How to Report Violations and File Complaints

The Office of the Tenant Advocate is the city’s point of contact for housing complaints. You can reach the office by calling Kansas City’s 311 line or contacting the Tenant Advocate directly.8Kansas City. Tenant Resources – City of Kansas City Official Website The city also operates the myKCMO system for reporting issues online. When you file a complaint about a code violation or a problem with your unit, the city can send an inspector to verify the condition, which becomes particularly important if you later need to use the repair-and-deduct process and your landlord disputes the necessity of the repair.

For discrimination complaints specifically, you have both local and federal options.
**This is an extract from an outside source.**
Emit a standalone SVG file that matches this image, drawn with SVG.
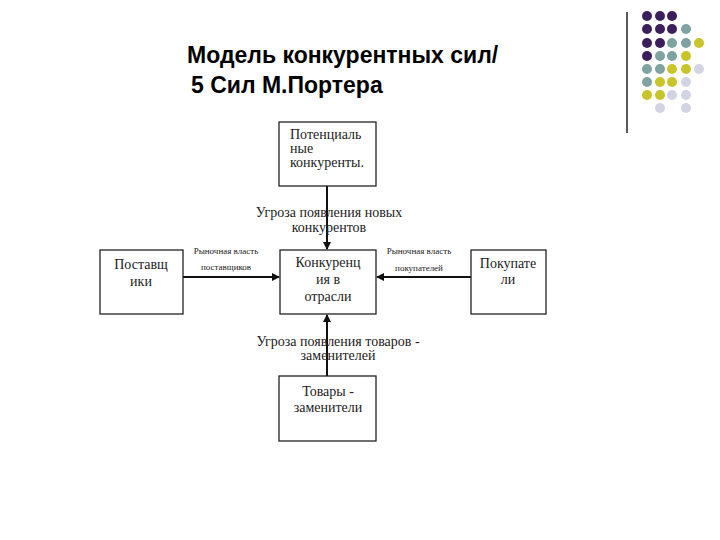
<svg xmlns="http://www.w3.org/2000/svg" width="720" height="540" viewBox="0 0 720 540">
<style>
.b{fill:#fff;stroke:#222;stroke-width:1.3}
.t{font-family:"Liberation Serif",serif;fill:#222;font-size:14px;text-anchor:middle}
.s{font-family:"Liberation Serif",serif;fill:#222;font-size:9px;text-anchor:middle}
.h{font-family:"Liberation Sans",sans-serif;font-weight:bold;font-size:23px;fill:#000}
.l{stroke:#111;stroke-width:2;fill:none;marker-end:url(#a)}
.P{fill:#3b1f5c}.T{fill:#7ea3a0}.Y{fill:#c8c42a}.L{fill:#d2d3e3}
</style>
<defs><marker id="a" markerWidth="8" markerHeight="8" refX="7" refY="4" orient="auto" markerUnits="userSpaceOnUse"><path d="M0,0L8,4L0,8z" fill="#111"/></marker></defs>
<rect width="720" height="540" fill="#fff"/>
<line x1="627" y1="12" x2="627" y2="133" stroke="#000" stroke-width="1.3"/>
<g>
<circle class="P" cx="647" cy="16" r="5"/><circle class="P" cx="660" cy="16" r="5"/><circle class="P" cx="672" cy="16" r="5"/>
<circle class="P" cx="647" cy="29" r="5"/><circle class="P" cx="660" cy="29" r="5"/><circle class="P" cx="672" cy="29" r="5"/><circle class="T" cx="686" cy="29" r="5"/>
<circle class="P" cx="647" cy="43" r="5"/><circle class="P" cx="660" cy="43" r="5"/><circle class="T" cx="672" cy="43" r="5"/><circle class="T" cx="686" cy="43" r="5"/><circle class="Y" cx="699" cy="43" r="5"/>
<circle class="P" cx="647" cy="56" r="5"/><circle class="T" cx="660" cy="56" r="5"/><circle class="T" cx="672" cy="56" r="5"/><circle class="Y" cx="686" cy="56" r="5"/>
<circle class="T" cx="647" cy="69" r="5"/><circle class="T" cx="660" cy="69" r="5"/><circle class="Y" cx="672" cy="69" r="5"/><circle class="Y" cx="686" cy="69" r="5"/><circle class="L" cx="699" cy="69" r="5"/>
<circle class="T" cx="647" cy="82" r="5"/><circle class="Y" cx="660" cy="82" r="5"/><circle class="Y" cx="672" cy="82" r="5"/><circle class="L" cx="686" cy="82" r="5"/>
<circle class="Y" cx="647" cy="95" r="5"/><circle class="Y" cx="660" cy="95" r="5"/><circle class="L" cx="672" cy="95" r="5"/><circle class="L" cx="686" cy="95" r="5"/>
<circle class="L" cx="660" cy="108" r="5"/><circle class="L" cx="686" cy="108" r="5"/>
</g>
<text class="h" x="187" y="63">Модель конкурентных сил/</text>
<text class="h" x="191" y="93">5 Сил М.Портера</text>
<g id="connectors">
<line class="l" x1="327" y1="186" x2="327" y2="249"/>
<line class="l" x1="327" y1="376" x2="327" y2="315"/>
<line class="l" x1="183" y1="277" x2="279" y2="277"/>
<line class="l" x1="471" y1="277" x2="377" y2="277"/>
<text class="t" x="329" y="217">Угроза появления новых</text>
<text class="t" x="329" y="232">конкурентов</text>
<text class="t" x="338" y="346">Угроза появления  товаров -</text>
<text class="t" x="338" y="360">заменителей</text>
<text class="s" x="226" y="254">Рыночная власть</text>
<text class="s" x="226" y="270">поставщиков</text>
<text class="s" x="419" y="254">Рыночная власть</text>
<text class="s" x="419" y="271">покупателей</text>
</g>
<g id="potential"><rect class="b" x="279" y="122" width="97" height="64"/>
<text class="t" x="290" y="139" font-size="13" style="text-anchor:start">Потенциаль</text>
<text class="t" x="290" y="153" font-size="13" style="text-anchor:start">ные</text>
<text class="t" x="290" y="167" font-size="13" style="text-anchor:start">конкуренты.</text></g>
<g id="suppliers"><rect class="b" x="100" y="250" width="83" height="64"/>
<text class="t" x="141" y="269" font-size="15">Поставщ</text><text class="t" x="141" y="286">ики</text></g>
<g id="center"><rect class="b" x="280" y="250" width="96" height="64"/>
<text class="t" x="328" y="267" font-size="15">Конкуренц</text><text class="t" x="328" y="284">ия в</text><text class="t" x="328" y="301">отрасли</text></g>
<g id="buyers"><rect class="b" x="471" y="250" width="75" height="64"/>
<text class="t" x="508" y="268" font-size="12">Покупате</text><text class="t" x="508" y="284" font-size="12">ли</text></g>
<g id="substitutes"><rect class="b" x="279" y="376" width="97" height="65"/>
<text class="t" x="328" y="396">Товары -</text><text class="t" x="328" y="412">заменители</text></g>
</svg>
At the federal level, you can file a housing discrimination complaint with HUD‘s Office of Fair Housing and Equal Opportunity online, by phone at 1-800-669-9777, or by mail. HUD advises filing as soon as possible because time limits apply. You will need your name and address, the name and address of the person or organization you are reporting, a description of what happened, and the dates of the alleged violation. Federal law protects you from retaliation for filing a complaint, testifying, or participating in a HUD proceeding.9U.S. Department of Housing and Urban Development (HUD). Report Housing Discrimination

Documentation is everything in these situations. Keep copies of your lease, all written communications with your landlord, photographs of any habitability problems with timestamps, and records of any payments or repair costs. If you end up in court or in front of a mediator, the tenant with a paper trail has a dramatically stronger position than one relying on memory alone.